GBP/USD has posted slight gains in Thursday trade, recovering the losses seen on Wednesday. Currently, the pair is trading at 1.3109, up 0.19% on the day.
British Job, CPI Data Point to Weakness
With Christmas just around the corner, it continues to be a busy week for British indicators. Consumer inflation remained steady at 1.5%, edging above the forecast of 1.4 percent. Still, this remains well off the BoE inflation target of 2%. These past two readings mark the lowest monthly inflation levels since November 2016, as economic conditions in the U.K. remain subdued. Thursday promises to be busy, with the release of retail sales and the Bank of England rate decision. Analysts expect retail sales to rebound in November with a gain of 0.3%, while the BoE is expected to stay on the sidelines and hold interest rates at 1.75 percent.
The tepid inflation data came on the heels of disappointing employment data, which was weaker than expected. Wage growth slowed to 3.2% in October, down from 3.4% in the previous release. This marked the weakest gain since April. Unemployment claims dropped to 28.8 thousand, compared to 33.0 thousand a month earlier.
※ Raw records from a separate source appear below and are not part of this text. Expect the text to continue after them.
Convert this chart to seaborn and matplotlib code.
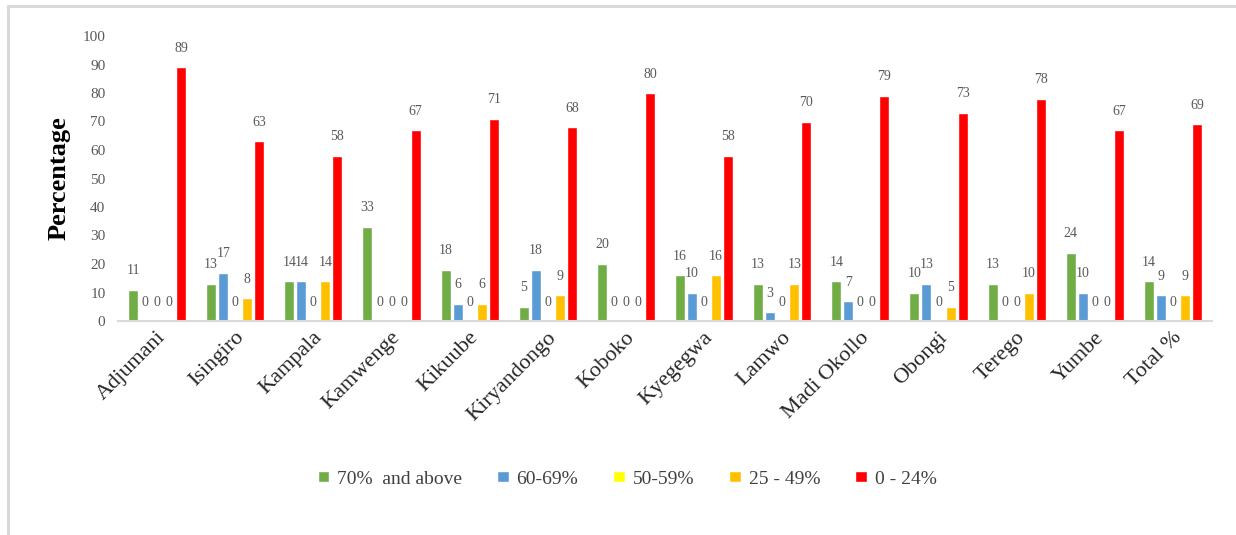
import matplotlib
matplotlib.use("Agg")
import matplotlib.pyplot as plt
from matplotlib.lines import Line2D
from matplotlib.transforms import ScaledTranslation
import pandas as pd
import seaborn as sns

# Districts and score-band shares (%)
districts = ["Adjumani", "Isingiro", "Kampala", "Kamwenge", "Kikuube", "Kiryandongo",
             "Koboko", "Kyegegwa", "Lamwo", "Madi Okollo", "Obongi", "Terego",
             "Yumbe", "Total %"]
score_bands = ["70%  and above", "60-69%", "50-59%", "25 - 49%", "0 - 24%"]
band_70_plus = [11, 13, 14, 33, 18, 5, 20, 16, 13, 14, 10, 13, 24, 14]
band_60_69 = [0, 17, 14, 0, 6, 18, 0, 10, 3, 7, 13, 0, 10, 9]
band_50_59 = [0, 0, 0, 0, 0, 0, 0, 0, 0, 0, 0, 0, 0, 0]
band_25_49 = [0, 8, 14, 0, 6, 9, 0, 16, 13, 0, 5, 10, 0, 9]
band_0_24 = [89, 63, 58, 67, 71, 68, 80, 58, 70, 79, 73, 78, 67, 69]
band_colors = ["#70AD47", "#5B9BD5", "#FFFF00", "#FFC000", "#FF0000"]

series = [band_70_plus, band_60_69, band_50_59, band_25_49, band_0_24]
rows = []
for band, values in zip(score_bands, series):
    for district, v in zip(districts, values):
        rows.append({"District": district, "Band": band, "Percentage": v})
df = pd.DataFrame(rows)

sns.set_theme(style="white")
plt.rcParams["font.family"] = ["Liberation Serif", "DejaVu Serif"]

W, H = 1236, 535
fig = plt.figure(figsize=(W / 100, H / 100), dpi=100)
ax = fig.add_axes([118 / W, 214 / H, (1212 - 118) / W, (321 - 36) / H])

sns.barplot(data=df, x="District", y="Percentage", hue="Band",
            order=districts, hue_order=score_bands, palette=band_colors,
            width=0.77, gap=0.17, errorbar=None, ax=ax, saturation=1)

for container in ax.containers:
    ax.bar_label(container, fmt="%d", padding=9, fontsize=10, color="#595959")

ax.set_ylim(0, 100)
ax.set_xlim(-0.5, len(districts) - 0.5)
ax.set_yticks(range(0, 101, 10))
ax.set_xlabel("")
ax.set_ylabel("Percentage", fontsize=19, fontweight="bold", color="black", labelpad=9)

for side in ["top", "right", "left"]:
    ax.spines[side].set_visible(False)
ax.spines["bottom"].set_color("#D9D9D9")
ax.spines["bottom"].set_linewidth(1.5)

ax.tick_params(axis="y", length=0, pad=9, labelsize=11, labelcolor="#595959")
ax.tick_params(axis="x", length=0, pad=10, labelsize=16, labelcolor="#262626")
shift = ScaledTranslation(6 / 100, 0, fig.dpi_scale_trans)
for lbl in ax.get_xticklabels():
    lbl.set_rotation(45)
    lbl.set_ha("right")
    lbl.set_va("center")
    lbl.set_rotation_mode("anchor")
    lbl.set_transform(lbl.get_transform() + shift)

handles, labels = ax.get_legend_handles_labels()
ax.legend(handles, labels, loc="center", bbox_to_anchor=(627 / W, (H - 479) / H),
          bbox_transform=fig.transFigure, ncol=5, frameon=False, fontsize=14,
          handlelength=0.6, handleheight=0.55, handletextpad=0.4,
          columnspacing=1.8, labelcolor="#404040")

# Light grey frame around the chart area
fig.add_artist(Line2D([8 / W, 1.0], [1 - 6 / H, 1 - 6 / H], color="#D9D9D9", lw=2.2,
                      transform=fig.transFigure))
fig.add_artist(Line2D([8 / W, 8 / W], [0.0, 1 - 6 / H], color="#D9D9D9", lw=2.2,
                      transform=fig.transFigure))

fig.savefig("out.png", dpi=100, facecolor="white")
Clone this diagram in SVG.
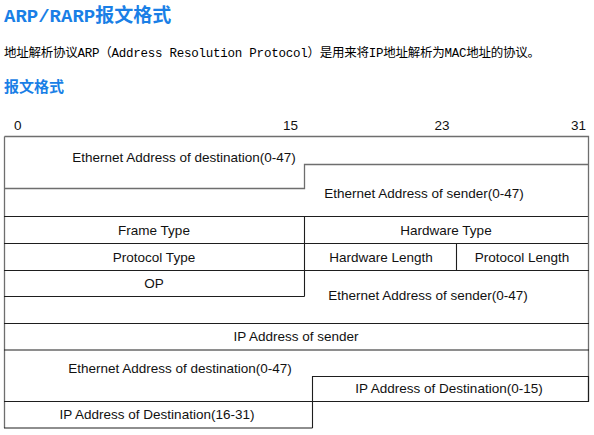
<svg xmlns="http://www.w3.org/2000/svg" width="594" height="435" viewBox="0 0 594 435">
<style>
.h{font-family:"Liberation Mono","Noto Sans CJK SC",monospace;font-weight:bold;fill:#1a7fe6}
.p{font-family:"Liberation Mono","Noto Sans CJK SC",monospace;font-size:12.5px;fill:#000}
.t{font-family:"Liberation Sans",Arial,sans-serif;font-size:13.5px;fill:#111;text-anchor:middle}
.n{font-family:"Liberation Sans",Arial,sans-serif;font-size:13.5px;fill:#111}
.g{fill:none;stroke:#6e6e6e;stroke-width:1.3}
.d{fill:none;stroke:#1e1e1e;stroke-width:1.1}
</style>
<rect width="594" height="435" fill="#fff"/>
<text class="h" x="4" y="22" font-size="19">ARP/RARP报文格式</text>
<text class="p" x="4" y="57" textLength="536" lengthAdjust="spacing">地址解析协议ARP（Address Resolution Protocol）是用来将IP地址解析为MAC地址的协议。</text>
<text class="h" x="4" y="92" font-size="15">报文格式</text>
<g id="bits">
<text class="n" x="14" y="130">0</text>
<text class="n" x="298" y="130" text-anchor="end">15</text>
<text class="n" x="442" y="130" text-anchor="middle">23</text>
<text class="n" x="586" y="130" text-anchor="end">31</text>
</g>
<g id="lines">
<path class="g" d="M4.5 136.5H588.5V216M4.5 136.5V428M4.5 188.5H304.5V164.5H588.5"/>
<path class="g" d="M588.5 270V401.5"/>
<path class="d" d="M4 216.5H589M304.5 216V296.5M4 243.5H589M456.5 243V270M4 270.5H589M4 296.5H304.5M4 323.5H589M4 350H589"/>
<path class="g" d="M588.5 216V270"/>
<path class="d" d="M4 401.5H312.5M312.5 428V376.5H588.5V401.5H312.5M4 428H312.5"/>
</g>
<g id="eth-dst"><text class="t" x="184" y="162">Ethernet Address of destination(0-47)</text></g>
<g id="eth-src"><text class="t" x="424" y="198">Ethernet Address of sender(0-47)</text></g>
<g id="frame-type"><text class="t" x="154" y="234.5">Frame Type</text></g>
<g id="hw-type"><text class="t" x="446" y="234.5">Hardware Type</text></g>
<g id="proto-type"><text class="t" x="154" y="261.5">Protocol Type</text></g>
<g id="hw-len"><text class="t" x="381" y="261.5">Hardware Length</text></g>
<g id="proto-len"><text class="t" x="522" y="261.5">Protocol Length</text></g>
<g id="op"><text class="t" x="154" y="287.5">OP</text></g>
<g id="eth-src2"><text class="t" x="428" y="300">Ethernet Address of sender(0-47)</text></g>
<g id="ip-src"><text class="t" x="296" y="340.5">IP Address of sender</text></g>
<g id="eth-dst2"><text class="t" x="180" y="373">Ethernet Address of destination(0-47)</text></g>
<g id="ip-dst1"><text class="t" x="449" y="392.5">IP Address of Destination(0-15)</text></g>
<g id="ip-dst2"><text class="t" x="157" y="418.5">IP Address of Destination(16-31)</text></g>
</svg>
Still, this was much higher than the forecast of 21.2 thousand.
GBP/USD appears to have leveled off, after sustaining sharp losses earlier in the week. There is resistance at the round number of 1.3200, followed closely by resistance at 1.3225. On the downside, 1.3100 remains an immediate support line – this line was tested earlier on Thursday and the pair could break below it before the week is over. Below, we find support at 1.3050.
Pacific Currencies – Summary
USD/CNY is trading sideways on Thursday. The pair continues to hover at the 7.00 level, which has psychological significance. Currently, the pair is trading at 7.0046, up 0.07% on the day. With the yuan showing little inclination to make a move in either direction, I would expect more of the same throughout the Thursday session.
Aussie Gains on Strong Job Numbers
AUD/USD has recorded its highest one-day gains in a week. Currently, the pair is trading at 0.6879, up 0.34% on the day. The Aussie flexed some muscle courtesy of strong employment data. The economy created a 39.9 thousand jobs in November, bouncing back from a decline in October, and crushing the forecast of 14.5 thousand. As well, the unemployment rate ticked lower to 5.2%, down from 5.3 percent a month earlier.
Kiwi Yawns Despite Strong GDP
NZD/USD is steady in Thursday trade. Currently, the pair is trading at 0.6568, down 0.02% on the day. The pair shrugged of a strong New Zealand GDP release for Q3, which came in at 0.7 percent. This beat the estimate of 0.5 percent. The trade balance deficit narrowed to NZ$753 million. This was a higher deficit than expected, but was the lowest figure in four months.